The squadron participated in the 1812 French invasion of Russia with the 6th Brigade of the Imperial Guard Cavalry (Elite Gendarmes, 3rd Lancers and Tatars). They suffered heavy losses during the invasion, particularly at Vilna from 10 to 12 December where Squadron Leader Achmatowicz was killed with 34 of his men. The Tatars also participated in the Battle of Kalish on 13 February 1813. The survivors were first incorporated into the remnants of the 3rd Lancers, which had nearly been destroyed at Slonim in October 1812, and then combined with the Polish Lancers of the Imperial Guard where they formed the 15th Company, considered as "Middle Guard". By this time, the Lithuanian Tatars were led by Captain Samuel Murza Ulan with lieutenants Ibrahim and Aslan Aley as seconds-in-command, with a total strength of only 53 men.

From April to June 1813, on the recommendations of Colonel-Major Dautancourt, the Captain Ulan tried to recruit new cavalrymen and left for France with maréchal des logis-chef Samuel Januszerwski. Reduced to just 47 men, he was refused foreign soldier reinforcements at Metz and went to Paris to seek support from Minister of War Henri Jacques Guillaume Clarke. Unsuccessful, Ulan and 24 recruits returned to Friedberg, Germany, the depot of Polish Lancers.

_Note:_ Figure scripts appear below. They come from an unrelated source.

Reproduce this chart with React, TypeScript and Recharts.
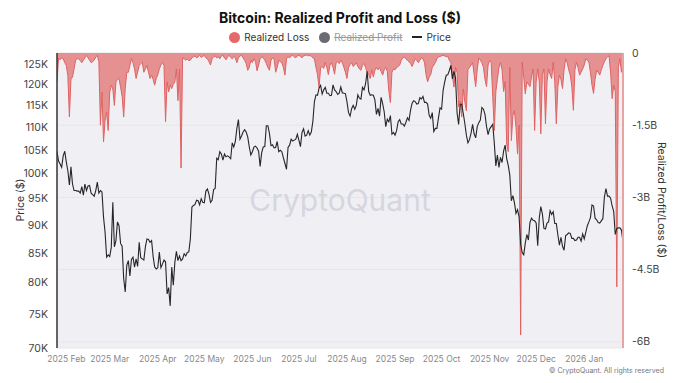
import React from 'react';
import { ComposedChart, Area, Line, XAxis, YAxis, CartesianGrid } from 'recharts';

const START = Date.UTC(2025, 0, 26);
const DAY = 86400000;

// Bitcoin price (thousand USD), one value per day
const priceK = [
  104.7, 102.6, 102.0, 101.3, 103.7, 104.7, 102.4,
  100.6, 97.7, 101.4, 97.9, 96.6, 96.6, 96.5, 96.5, 96.1, 97.4, 95.7, 97.9, 96.6, 97.5, 97.6, 96.1, 95.8, 95.5, 96.6, 98.3, 96.1, 96.6, 96.3, 91.5, 88.7, 84.3, 84.7, 84.4,
  86.0, 94.3, 86.1, 87.2, 90.6, 89.9, 86.7, 86.2, 80.7, 78.5, 82.9, 83.7, 81.1, 83.9, 84.3, 82.6, 84.0, 82.7, 86.9, 84.2, 84.0, 83.8, 86.1, 87.5, 87.4, 86.9, 87.2, 84.4, 82.6, 82.3, 82.5,
  85.2, 82.5, 83.1, 83.8, 83.5, 78.2, 79.2, 76.3, 82.6, 79.6, 83.4, 85.3, 83.7, 84.5, 83.7, 84.0, 84.9, 84.5, 85.1, 85.2, 87.5, 93.4, 93.7, 93.9, 94.7, 94.6, 93.8, 95.0, 94.3, 94.2,
  96.5, 96.9, 95.9, 94.3, 94.7, 96.8, 97.0, 103.2, 102.9, 104.6, 104.1, 102.8, 104.1, 103.5, 103.7, 103.5, 103.1, 106.5, 105.6, 106.8, 109.7, 111.7, 107.3, 108.0, 108.9, 109.4, 108.9, 107.8, 105.6, 103.9, 104.6,
  105.6, 105.8, 105.4, 104.7, 101.5, 104.4, 105.6, 105.7, 110.3, 110.3, 108.6, 105.9, 106.1, 105.4, 105.5, 106.8, 104.6, 104.9, 104.6, 103.3, 102.1, 100.9, 105.5, 106.0, 107.3, 106.9, 107.1, 107.3, 108.4, 107.1,
  105.7, 108.8, 109.6, 108.0, 108.2, 109.2, 108.2, 108.9, 111.3, 115.9, 117.5, 117.4, 119.1, 119.8, 117.7, 118.7, 119.3, 117.9, 117.9, 117.3, 117.4, 119.9, 118.7, 118.3, 117.6, 117.9, 119.4, 118.0, 117.9, 117.8, 115.8,
  113.3, 112.5, 114.2, 115.0, 114.1, 115.0, 117.5, 116.7, 116.5, 119.3, 118.7, 120.2, 123.3, 118.3, 117.4, 117.5, 117.4, 116.3, 112.9, 114.3, 112.5, 116.9, 115.4, 113.5, 110.1, 111.8, 111.2, 112.6, 108.4, 108.8, 108.2,
  109.2, 111.2, 111.7, 110.7, 110.7, 110.2, 111.1, 112.1, 111.5, 113.9, 115.5, 116.1, 115.9, 115.3, 115.4, 116.8, 116.5, 117.1, 115.7, 115.7, 115.3, 112.7, 112.0, 113.3, 109.0, 109.7, 109.7, 112.1, 114.4, 114.1,
  118.6, 120.6, 122.3, 122.4, 123.5, 124.8, 121.4, 123.3, 121.7, 113.2, 110.6, 115.2, 115.3, 113.1, 110.8, 108.2, 106.5, 107.2, 108.6, 110.6, 108.5, 107.6, 110.1, 111.0, 111.6, 114.5, 114.1, 112.9, 110.1, 108.3, 109.6,
  110.1, 110.6, 106.5, 101.6, 103.9, 101.3, 103.4, 102.3, 104.7, 106.0, 103.1, 101.7, 99.7, 94.6, 95.6, 94.2, 92.2, 92.9, 91.5, 86.6, 85.1, 84.7, 86.8, 88.3, 87.3, 90.5, 91.3, 90.9, 90.8, 90.4,
  86.3, 91.3, 93.5, 92.1, 89.4, 89.3, 90.4, 90.6, 92.7, 92.0, 92.5, 90.3, 90.3, 88.2, 86.4, 87.8, 86.2, 85.5, 88.1, 88.3, 88.6, 88.5, 87.6, 87.6, 87.2, 87.3, 87.8, 87.8, 87.1, 88.4, 87.5,
  88.7, 89.9, 90.6, 91.4, 93.8, 93.6, 91.3, 91.0, 90.5, 90.4, 90.8, 91.2, 95.3, 97.0, 95.5, 95.5, 95.1, 93.6, 92.6, 88.3, 89.4, 89.5, 89.5, 89.1, 87.0,
];

// Realized loss (billion USD), one value per day
const lossB = [
  -0.60, -0.11, -0.14, -0.10, -0.12, -0.20, -0.26, -0.47, -1.33, -0.54,
  -0.50, -0.33, -0.15, -0.12, -0.12, -0.16, -0.20, -0.15, -0.10, -0.05,
  -0.10, -0.15, -0.20, -0.18, -0.15, -0.08, -0.05, -0.18, -1.50, -0.81,
  -1.85, -1.40, -1.23, -1.61, -0.81, -0.67, -0.75, -1.09, -0.60, -0.55,
  -0.53, -0.71, -0.90, -1.33, -0.74, -0.40, -0.40, -0.26, -0.12, -0.20,
  -0.33, -0.53, -0.40, -0.26, -0.22, -0.19, -0.40, -0.33, -0.26, -0.40,
  -0.53, -0.46, -0.55, -0.67, -0.53, -0.45, -0.33, -0.25, -0.19, -0.26,
  -1.43, -0.60, -0.81, -0.67, -0.74, -0.65, -0.60, -0.33, -0.99, -0.33,
  -2.39, -0.10, -0.12, -0.15, -0.12, -0.16, -0.15, -0.10, -0.08, -0.06,
  -0.10, -0.08, -0.05, -0.09, -0.07, -0.05, -0.10, -0.12, -0.18, -0.25,
  -0.12, -0.08, -0.06, -0.10, -0.08, -0.12, -0.06, -0.05, -0.10, -0.14,
  -0.08, -0.05, -0.09, -0.12, -0.07, -0.10, -0.20, -0.10, -0.06, -0.05,
  -0.10, -0.15, -0.22, -0.36, -0.30, -0.15, -0.20, -0.12, -0.18, -0.37,
  -0.25, -0.12, -0.08, -0.10, -0.15, -0.22, -0.30, -0.36, -0.15, -0.10,
  -0.12, -0.40, -0.30, -0.15, -0.18, -0.20, -0.30, -0.46, -0.12, -0.08,
  -0.10, -0.06, -0.05, -0.08, -0.10, -0.06, -0.05, -0.07, -0.10, -0.06,
  -0.05, -0.04, -0.06, -0.05, -0.07, -0.10, -0.12, -0.30, -0.45, -0.72,
  -0.30, -0.28, -0.32, -0.20, -0.30, -0.45, -0.25, -0.20, -0.30, -0.44,
  -0.20, -0.18, -0.22, -0.15, -0.20, -0.30, -0.40, -0.53, -0.30, -0.24,
  -0.20, -0.28, -0.25, -0.20, -0.28, -0.33, -0.36, -0.25, -0.22, -0.30,
  -0.40, -0.45, -0.53, -0.35, -0.50, -0.36, -0.30, -0.35, -0.30, -0.38,
  -0.46, -0.35, -0.30, -0.38, -0.80, -1.03, -0.40, -0.33, -0.35, -0.30,
  -0.28, -0.25, -0.15, -0.10, -0.08, -0.12, -0.15, -0.18, -0.22, -0.28,
  -0.20, -0.12, -0.15, -0.20, -0.15, -0.10, -0.12, -0.20, -0.45, -0.60,
  -0.50, -0.45, -0.30, -0.25, -0.20, -0.12, -0.08, -0.07, -0.06, -0.05,
  -0.06, -0.08, -0.07, -0.15, -0.20, -0.47, -0.71, -0.30, -0.40, -1.12,
  -1.00, -1.33, -0.75, -1.02, -1.20, -0.35, -0.30, -0.25, -0.20, -0.45,
  -0.70, -0.35, -0.10, -0.15, -0.20, -0.30, -0.55, -0.70, -0.25, -0.15,
  -0.20, -0.90, -1.61, -0.80, -0.55, -0.30, -0.20, -0.35, -0.80, -0.60,
  -1.90, -2.05, -0.30, -1.82, -1.30, -1.20, -1.55, -2.10, -1.50, -5.86,
  -0.19, -0.50, -0.85, -0.60, -0.65, -0.70, -0.50, -0.33, -1.61, -0.60,
  -0.33, -0.60, -1.68, -0.45, -0.33, -1.47, -0.60, -0.33, -0.45, -0.53,
  -0.19, -0.60, -1.47, -0.70, -0.46, -0.55, -0.74, -0.35, -0.12, -0.20,
  -0.35, -0.46, -0.70, -1.19, -0.35, -0.19, -0.30, -0.46, -0.40, -0.33,
  -0.25, -0.12, -0.15, -0.19, -0.40, -0.67, -0.84, -0.55, -0.36, -0.40,
  -0.46, -0.35, -0.26, -0.18, -0.12, -0.08, -0.06, -0.40, -0.95, -0.67,
  -0.80, -4.86, -0.30, -0.12, -0.40, -0.30,
];

const monthTicks = [
  Date.UTC(2025, 1, 1), Date.UTC(2025, 2, 1), Date.UTC(2025, 3, 1), Date.UTC(2025, 4, 1),
  Date.UTC(2025, 5, 1), Date.UTC(2025, 6, 1), Date.UTC(2025, 7, 1), Date.UTC(2025, 8, 1),
  Date.UTC(2025, 9, 1), Date.UTC(2025, 10, 1), Date.UTC(2025, 11, 1), Date.UTC(2026, 0, 1),
];
const monthNames = ['Jan', 'Feb', 'Mar', 'Apr', 'May', 'Jun', 'Jul', 'Aug', 'Sep', 'Oct', 'Nov', 'Dec'];
const priceTicks = [70000, 75000, 80000, 85000, 90000, 95000, 100000, 105000, 110000, 115000, 120000, 125000];
const lossTicks = [0, -1.5, -3, -4.5, -6];

const data = priceK.map((p, i) => ({
  t: START + i * DAY,
  price: p * 1000,
  loss: lossB[i],
}));

const FONT = 'Inter, "Noto Sans", sans-serif';

export default function App() {
  return (
    <div style={{ position: 'absolute', left: 0, top: 0, width: 680, height: 383, background: '#fff', fontFamily: FONT, overflow: 'hidden' }}>
      <ComposedChart width={680} height={383} data={data} margin={{ top: 53, right: 0, bottom: 5, left: 0 }}>
        <CartesianGrid yAxisId="right" vertical={false} fill="#f0f0f4" stroke="#e5e5ea" />
        <XAxis
          dataKey="t"
          type="number"
          domain={[START, START + 365 * DAY]}
          ticks={monthTicks}
          tickFormatter={(v: number) => {
            const d = new Date(v);
            return `${d.getUTCFullYear()} ${monthNames[d.getUTCMonth()]}`;
          }}
          axisLine={false}
          tickLine={false}
          tickSize={0}
          tickMargin={8}
          height={30}
          allowDataOverflow
          tick={{ fontSize: 8.5, fill: '#888', fontFamily: FONT }}
        />
        <YAxis
          yAxisId="left"
          orientation="left"
          scale="log"
          domain={[70000, 128000]}
          ticks={priceTicks}
          allowDataOverflow
          tickFormatter={(v: number) => `${Math.round(v / 1000)}K`}
          width={57}
          axisLine={{ stroke: '#333', strokeWidth: 1.5 }}
          tickLine={false}
          tickSize={0}
          tickMargin={9}
          tick={{ fontSize: 10.5, fill: '#444', fontFamily: FONT }}
        />
        <YAxis
          yAxisId="right"
          orientation="right"
          domain={[-6.13, 0]}
          ticks={lossTicks}
          allowDataOverflow
          tickFormatter={(v: number) => (v === 0 ? '0' : `${v}B`)}
          width={57}
          axisLine={{ stroke: '#e8a3a3', strokeWidth: 2 }}
          tickLine={false}
          tickSize={0}
          tickMargin={9}
          tick={{ fontSize: 10.5, fill: '#444', fontFamily: FONT }}
        />
        <Area
          yAxisId="right"
          dataKey="loss"
          type="linear"
          baseValue={0}
          fill="#e06666"
          fillOpacity={0.7}
          stroke="#e06262"
          strokeWidth={1}
          dot={false}
          activeDot={false}
          isAnimationActive={false}
        />
        <Line
          yAxisId="left"
          dataKey="price"
          type="linear"
          stroke="#262626"
          strokeWidth={1.1}
          dot={false}
          activeDot={false}
          isAnimationActive={false}
        />
      </ComposedChart>

      <div style={{ position: 'absolute', top: 9, left: 0, width: 680, textAlign: 'center', fontSize: 14, fontWeight: 700, color: '#111' }}>
        Bitcoin: Realized Profit and Loss ($)
      </div>
      <div style={{ position: 'absolute', top: 31, left: 0, width: 680, display: 'flex', justifyContent: 'center', alignItems: 'center', fontSize: 10, color: '#333', gap: 10 }}>
        <span style={{ display: 'flex', alignItems: 'center', gap: 4 }}>
          <span style={{ width: 11, height: 11, borderRadius: 6, background: '#e5696b', display: 'inline-block' }} />
          Realized Loss
        </span>
        <span style={{ display: 'flex', alignItems: 'center', gap: 4, color: '#999' }}>
          <span style={{ width: 11, height: 11, borderRadius: 6, background: '#6b6b73', display: 'inline-block' }} />
          <span style={{ textDecoration: 'line-through' }}>Realized Profit</span>
        </span>
        <span style={{ display: 'flex', alignItems: 'center', gap: 4 }}>
          <span style={{ width: 10, height: 1.5, background: '#222', display: 'inline-block' }} />
          Price
        </span>
      </div>
      <div style={{ position: 'absolute', left: 20, top: 200, transform: 'translate(-50%, -50%) rotate(-90deg)', fontSize: 10.5, color: '#333', whiteSpace: 'nowrap' }}>
        Price ($)
      </div>
      <div style={{ position: 'absolute', left: 661, top: 200, transform: 'translate(-50%, -50%) rotate(90deg)', fontSize: 10.5, color: '#333', whiteSpace: 'nowrap' }}>
        Realized Profit/Loss ($)
      </div>
      <div style={{ position: 'absolute', left: 340, top: 200, transform: 'translate(-50%, -50%)', fontSize: 30, color: '#d6d6de', whiteSpace: 'nowrap', pointerEvents: 'none' }}>
        CryptoQuant
      </div>
      <div style={{ position: 'absolute', right: 16, top: 366, fontSize: 7, color: '#777', whiteSpace: 'nowrap' }}>
        © CryptoQuant. All rights reserved
      </div>
    </div>
  );
}
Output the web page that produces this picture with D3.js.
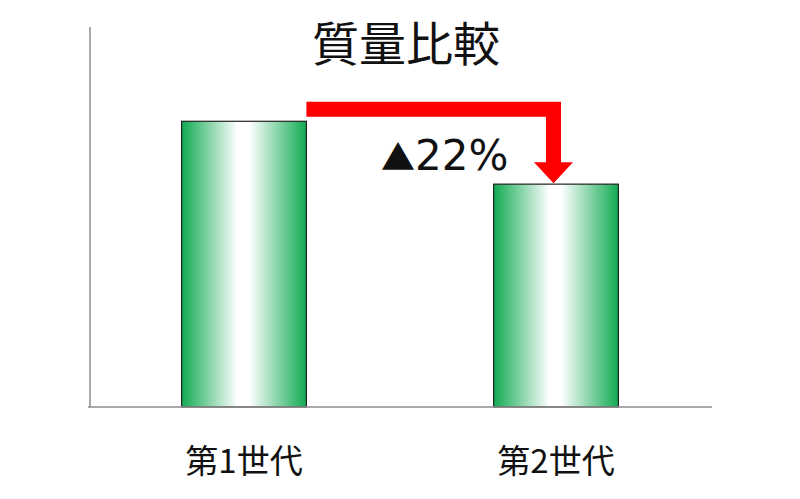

The Lithuanian Tatars continued to serve under Captain Ulan as part of the Polish Lancers during the 1813 German Campaign, participating in battles at Dresden, Peterswalde, Leipzig and Hanau. The Tatars were then transferred to the 3rd Polish Scouts Regiment of the Imperial Guard and saw further losses during the 1814 French Campaign, having 6 killed and 7 taken prisoner. After the abdication of Napoleon on 6 April, Ulan and the few survivors returned to Lithuania. According to Pigeard, 100 men of the initial 123 died by the end of the campaign.